LISZT 15 Songs (Timothy Fallon)
The American tenor Timothy Fallon first came to the attention of UK audiences when he won the Wigmore Hall/Kohn Foundation International Song Competition in 2013. Liszt’s first Petrarch Sonnet, ‘Pace non trovo’, formed part of his programme, and it is with a performance of the complete cycle that he opens his excellent debut album of the composer’s songs. His voice is exceptional, darkish in tone, evenly produced, capable of both ringing high notes and a superbly controlled mezza voce. It enables him to encompass both a big statement of desire at the centre of ‘Benedetto sia ’l giorno’ and the rapt sense of mystic contemplation which is the cycle’s eventual goal. His way with words is thoughtful, considerate: the catalogue of emotions – ‘temo, e spero, ed ardo’, etc – that opens ‘Pace non trovo’ is carefully if tellingly negotiated; later on, the Hugo settings ‘Comment disaient-ils’ and ‘Enfant, si j’étais roi’ gleam with understated wit and sensuality.

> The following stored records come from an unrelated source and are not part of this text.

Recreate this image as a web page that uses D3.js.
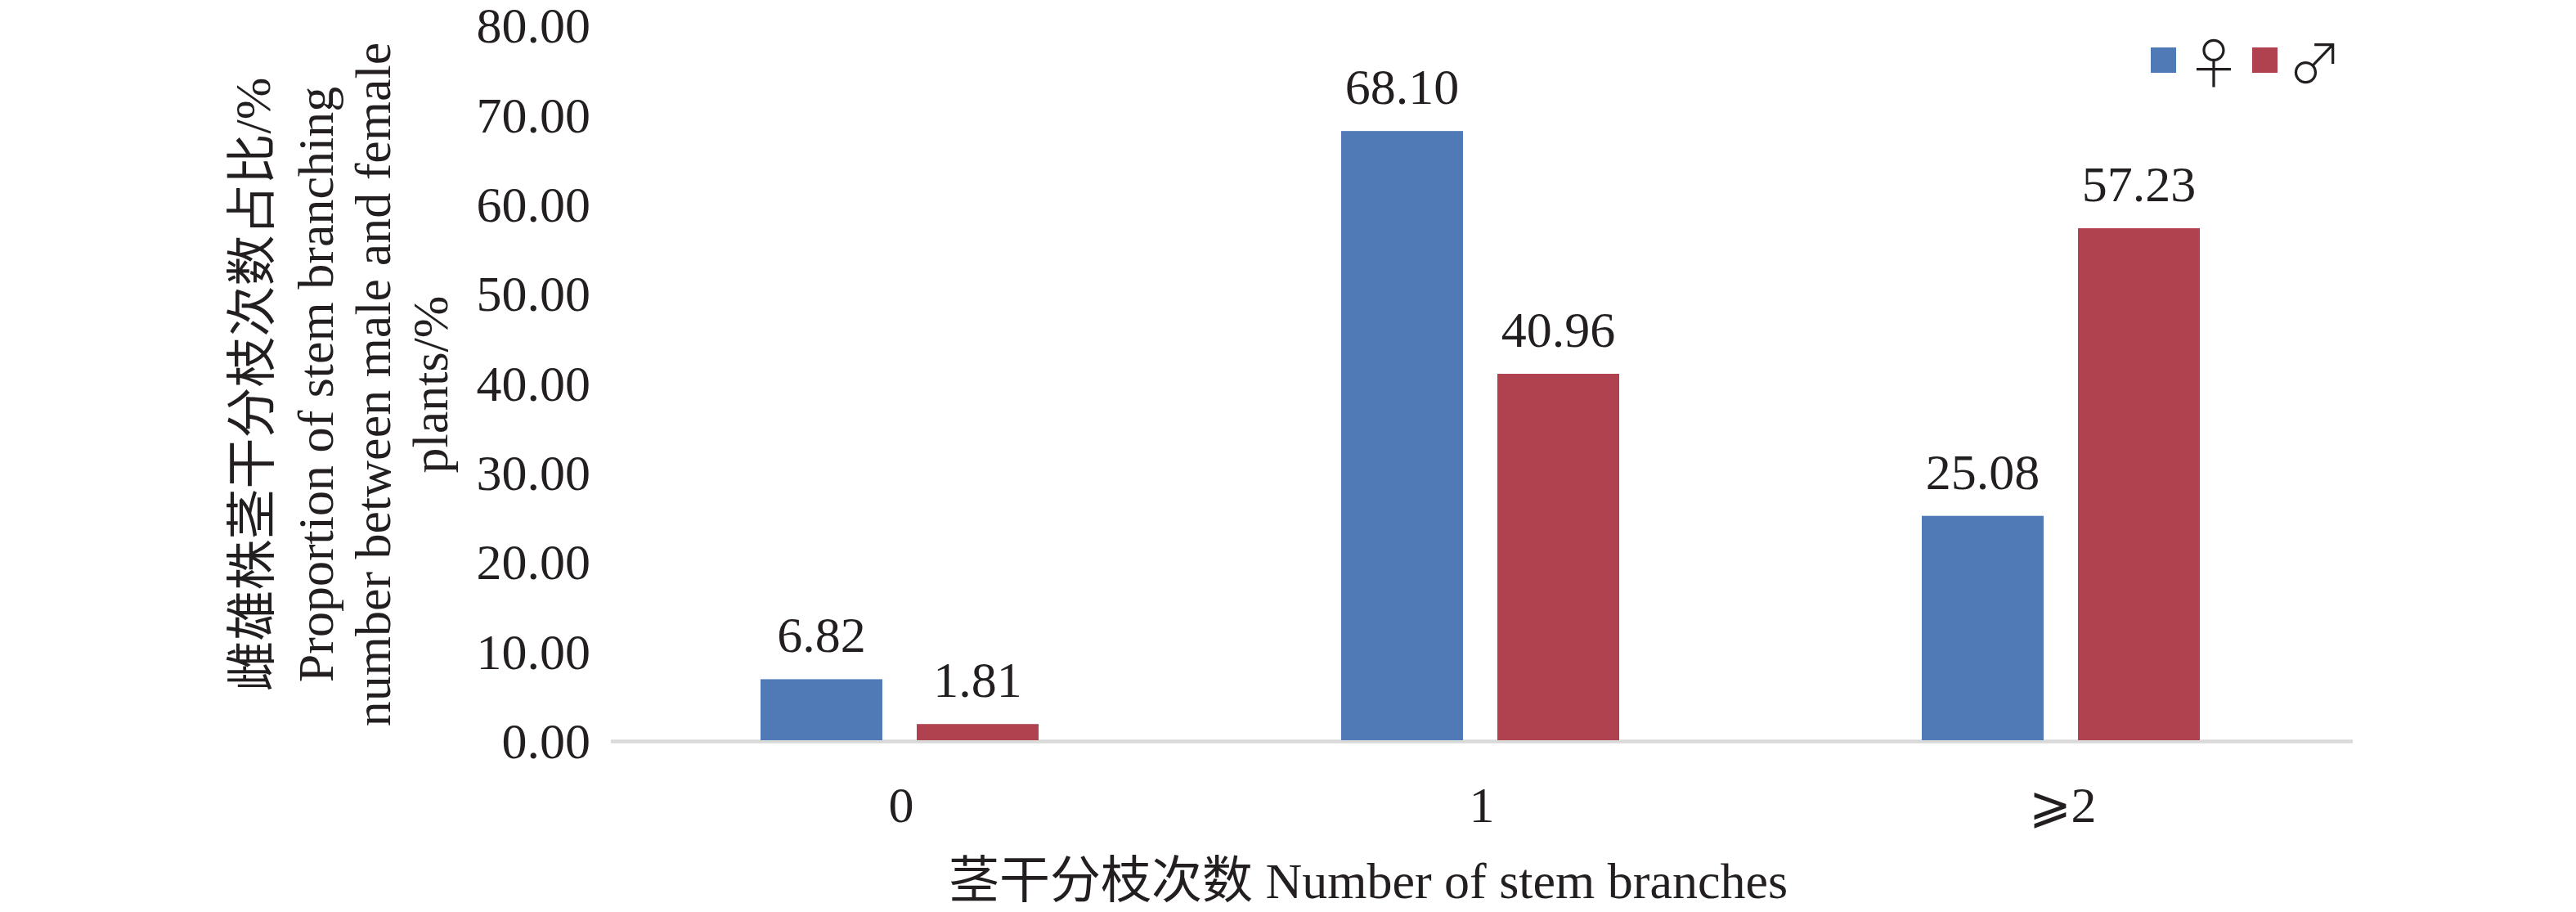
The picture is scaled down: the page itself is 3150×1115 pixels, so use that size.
<!DOCTYPE html>
<html><head><meta charset="utf-8">
<script src="https://cdn.jsdelivr.net/npm/d3@7"></script>
<style>
html,body{margin:0;padding:0;background:#fff;}
svg text{font-family:"Liberation Serif","Noto Sans CJK SC",serif;fill:#231f20;}
</style></head>
<body>
<svg id="chart" width="3150" height="1115"></svg>
<script>
// ---- data ----
const categories = ["0", "1", "\u2a7e2"];
const seriesNames = ["\u2640", "\u2642"];
const femaleValues = [6.82, 68.10, 25.08];
const maleValues = [1.81, 40.96, 57.23];
const yTicks = [0, 10, 20, 30, 40, 50, 60, 70, 80];
const seriesColors = ["#507ab5", "#b0424f"];
const yTitleLines = ["雌雄株茎干分枝次数占比/%", "Proportion of stem branching", "number between male and female", "plants/%"];
const xTitle = "茎干分枝次数 Number of stem branches";

(function () {
const svg = d3.select("#chart");
const FS = 62;
const plotLeft = 747, plotRight = 2877, plotTop = 30, plotBottom = 905;

const x0 = d3.scaleBand().domain(categories).range([plotLeft, plotRight]).paddingInner(0).paddingOuter(0);
const x1 = d3.scaleBand().domain(seriesNames).range([183, 523]).paddingInner(0.22);
const y = d3.scaleLinear().domain([0, 80]).range([plotBottom, plotTop]);
const color = d3.scaleOrdinal().domain(seriesNames).range(seriesColors);

const rows = categories.map((c, i) => ({cat: c, vals: [
  {s: seriesNames[0], v: femaleValues[i]},
  {s: seriesNames[1], v: maleValues[i]}]}));

// baseline axis line
svg.append("line").attr("x1", plotLeft).attr("x2", plotRight)
  .attr("y1", plotBottom + 1.5).attr("y2", plotBottom + 1.5)
  .attr("stroke", "#d9d9d9").attr("stroke-width", 4.5);

// y axis
const yAxis = svg.append("g").attr("transform", `translate(${plotLeft},0)`)
  .call(d3.axisLeft(y).tickValues(yTicks).tickFormat(d3.format(".2f")).tickSize(0).tickPadding(25));
yAxis.select(".domain").remove();
yAxis.selectAll("text").attr("font-size", FS).attr("dy", "0.35em")
  .style("font-family", '"Liberation Serif", serif').attr("fill", "#231f20");

// x axis
const xAxis = svg.append("g").attr("transform", `translate(0,${plotBottom})`)
  .call(d3.axisBottom(x0).tickSize(0).tickPadding(56));
xAxis.select(".domain").remove();
xAxis.selectAll("text").attr("font-size", FS).attr("dy", "0.71em")
  .style("font-family", '"Liberation Serif","DejaVu Serif", serif').attr("fill", "#231f20");

// bars
const g = svg.selectAll("g.cat").data(rows).enter().append("g")
  .attr("class", "cat").attr("transform", d => `translate(${x0(d.cat)},0)`);
g.selectAll("rect").data(d => d.vals).enter().append("rect")
  .attr("x", d => x1(d.s)).attr("width", x1.bandwidth())
  .attr("y", d => y(d.v)).attr("height", d => y(0) - y(d.v))
  .attr("fill", d => color(d.s));
g.selectAll("text.lbl").data(d => d.vals).enter().append("text")
  .attr("class", "lbl")
  .attr("x", d => x1(d.s) + x1.bandwidth() / 2)
  .attr("y", d => y(d.v) - 33)
  .attr("text-anchor", "middle").attr("font-size", FS)
  .text(d => d.v.toFixed(2));

// y title
const yt = svg.append("g");
const yBase = [330, 407, 477, 547];
yTitleLines.forEach((t, i) => {
  yt.append("text")
    .attr("transform", `translate(${yBase[i]},470) rotate(-90)`)
    .attr("text-anchor", "middle").attr("font-size", FS).text(t);
});

// x title
svg.append("text").attr("x", 1673).attr("y", 1098)
  .attr("text-anchor", "middle").attr("font-size", FS).text(xTitle);

// legend
const legX = [2630, 2754];
seriesNames.forEach((s, i) => {
  svg.append("rect").attr("x", legX[i]).attr("y", 58).attr("width", 31).attr("height", 31)
    .attr("fill", color(s));
  svg.append("text").attr("x", legX[i] + 44).attr("y", 102)
    .attr("font-size", 66).style("font-family", '"Noto Sans CJK SC", sans-serif')
    .style("font-weight", 300).text(s);
});
})();
</script>
</body></html>
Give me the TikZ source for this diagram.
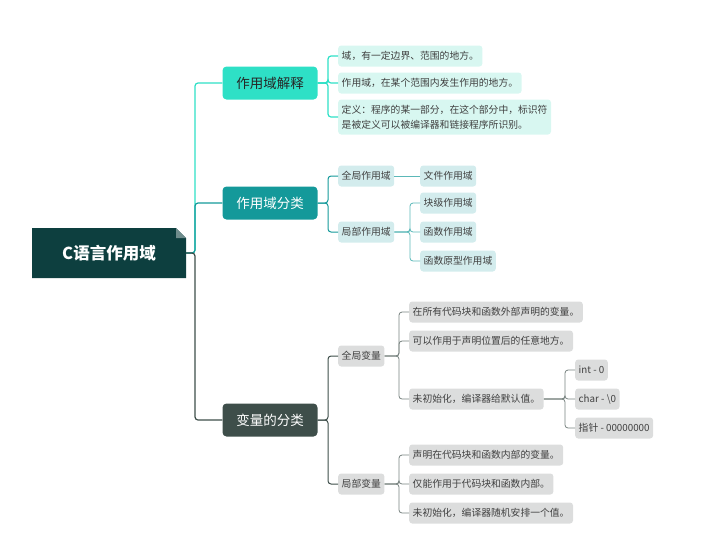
\documentclass[tikz,border=0pt]{standalone}
\usepackage{fontspec}
\setmainfont{Noto Sans CJK SC}
\usetikzlibrary{positioning}
\definecolor{cyanA}{HTML}{2EE0C6}
\definecolor{tealB}{HTML}{14999A}
\definecolor{slateC}{HTML}{3E4E4A}
\definecolor{rootC}{HTML}{0D3F3F}
\definecolor{leafA}{HTML}{D8F7F1}
\definecolor{leafB}{HTML}{D3ECED}
\definecolor{leafC}{HTML}{DCDDDD}
\tikzset{
    branch/.style={rounded corners=4pt, minimum width=95pt, minimum height=33pt, font=\fontsize{13.5}{15}\selectfont},
    leaf/.style={rounded corners=3pt, anchor=west, inner sep=3.5pt, minimum height=21pt, font=\fontsize{9.8}{15}\selectfont, text=black!75},
    link/.style={line width=1.2pt, rounded corners=3pt}
}
\begin{document}
\begin{tikzpicture}[x=1pt,y=-1pt]
    \useasboundingbox (0,0) rectangle (720,550);

    % root with folded corner
    \fill[rootC] (32,228) -- (176,228) -- (186,238) -- (186,278) -- (32,278) -- cycle;
    \fill[rootC!60] (176,228) -- (176,238) -- (186,238) -- cycle;
    \node[text=white, font=\bfseries\fontsize{16.5}{18}\selectfont] (root) at (109,253) {C语言作用域};
    \coordinate (rootE) at (186,253);

    % first level
    \node[branch, fill=cyanA, text=black!85] (expl) at (270,83) {作用域解释};
    \node[branch, fill=tealB, text=white] (kind) at (270,203) {作用域分类};
    \node[branch, fill=slateC, text=white] (vars) at (270,420) {变量的分类};

    \draw[link, cyanA] (rootE) -- (195,253) |- (expl.west);
    \draw[link, tealB] (rootE) -- (195,253) |- (kind.west);
    \draw[link, slateC] (rootE) -- (195,253) |- (vars.west);

    % explanation
    \begin{scope}[every node/.style={leaf, fill=leafA}]
        \node (e1) at (338,56) {域，有一定边界、范围的地方。};
        \node (e2) at (338,83) {作用域，在某个范围内发生作用的地方。};
        \node[align=left, minimum height=35pt] (e3) at (338,117) {定义：程序的某一部分，在这个部分中，标识符\\是被定义可以被编译器和链接程序所识别。};
    \end{scope}
    \foreach \n in {e1, e2, e3} {
        \draw[link, cyanA] (\n.west) -- ++(-10,0) |- (expl.east);
    }

    % scope kinds
    \begin{scope}[every node/.style={leaf, fill=leafB}]
        \node (glob) at (338,176) {全局作用域};
        \node (file) at (420,176) {文件作用域};
        \node (loc) at (338,232) {局部作用域};
        \node (blk) at (420,203) {块级作用域};
        \node (func) at (420,232) {函数作用域};
        \node (proto) at (420,261) {函数原型作用域};
    \end{scope}
    \draw[link, tealB, line width=1pt] (glob.west) -- ++(-10,0) |- (kind.east);
    \draw[link, tealB, line width=1pt] (loc.west) -- ++(-10,0) |- (kind.east);
    \draw[tealB!70, line width=0.8pt] (glob.east) -- (file.west);
    \foreach \n in {blk, func, proto} {
        \draw[link, tealB!70, line width=0.8pt] (\n.west) -- ++(-10,0) |- (loc.east);
    }

    % variables
    \begin{scope}[every node/.style={leaf, fill=leafC}]
        \node (gvar) at (338,356) {全局变量};
        \node (lvar) at (338,484) {局部变量};
        \node (g1) at (409,312) {在所有代码块和函数外部声明的变量。};
        \node (g2) at (409,341) {可以作用于声明位置后的任意地方。};
        \node (g3) at (409,399) {未初始化，编译器给默认值。};
        \node (d1) at (575,370) {int - 0};
        \node (d2) at (575,399) {char - \textbackslash 0};
        \node (d3) at (575,428) {指针 - 00000000};
        \node (l1) at (409,455) {声明在代码块和函数内部的变量。};
        \node (l2) at (409,484) {仅能作用于代码块和函数内部。};
        \node (l3) at (409,513) {未初始化，编译器随机安排一个值。};
    \end{scope}
    \draw[link, slateC, line width=1pt] (gvar.west) -- ++(-10,0) |- (vars.east);
    \draw[link, slateC, line width=1pt] (lvar.west) -- ++(-10,0) |- (vars.east);
    \foreach \n in {g1, g2, g3} {
        \draw[link, slateC!70, line width=0.8pt] (\n.west) -- ++(-10,0) |- (gvar.east);
    }
    \foreach \n in {d1, d2, d3} {
        \draw[link, slateC!70, line width=0.8pt] (\n.west) -- ++(-10,0) |- (g3.east);
    }
    \foreach \n in {l1, l2, l3} {
        \draw[link, slateC!70, line width=0.8pt] (\n.west) -- ++(-10,0) |- (lvar.east);
    }
\end{tikzpicture}
\end{document}
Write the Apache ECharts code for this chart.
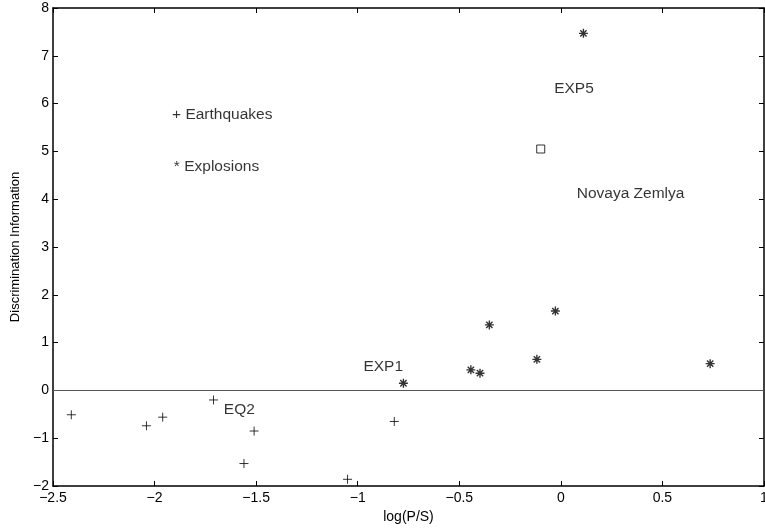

Wonderful though it is, however, the combination of strength, refinement and care just occasionally feels too contained. ‘Oh! quand je dors’, its final phrase astonishingly floated, is exquisite, though the song itself ultimately calls out for the grander passions of Brigitte Fassbaender with Irwin Gage (DG, 4/87). Roughly half of Fallon’s programme duplicates Matthew Polenzani’s for Hyperion’s Liszt series (1/11); and while Fallon’s emotional subtlety gives his Petrarch Sonnets marginally the greater edge, many, I suspect, will prefer the impetuous adrenalin rush of Polenzani’s Drei Lieder aus Wilhelm Tell, where Fallon, though effortless, is interpretatively more reined in. Similar comparisons extend to their respective pianists, with Ammiel Bushakevitz’s nuanced control effectively complementing Julius Drake’s more overt virtuosity and weight. Both discs are superb, however, and any choice between them is a matter of individual taste. No serious Lisztian will want to be without either.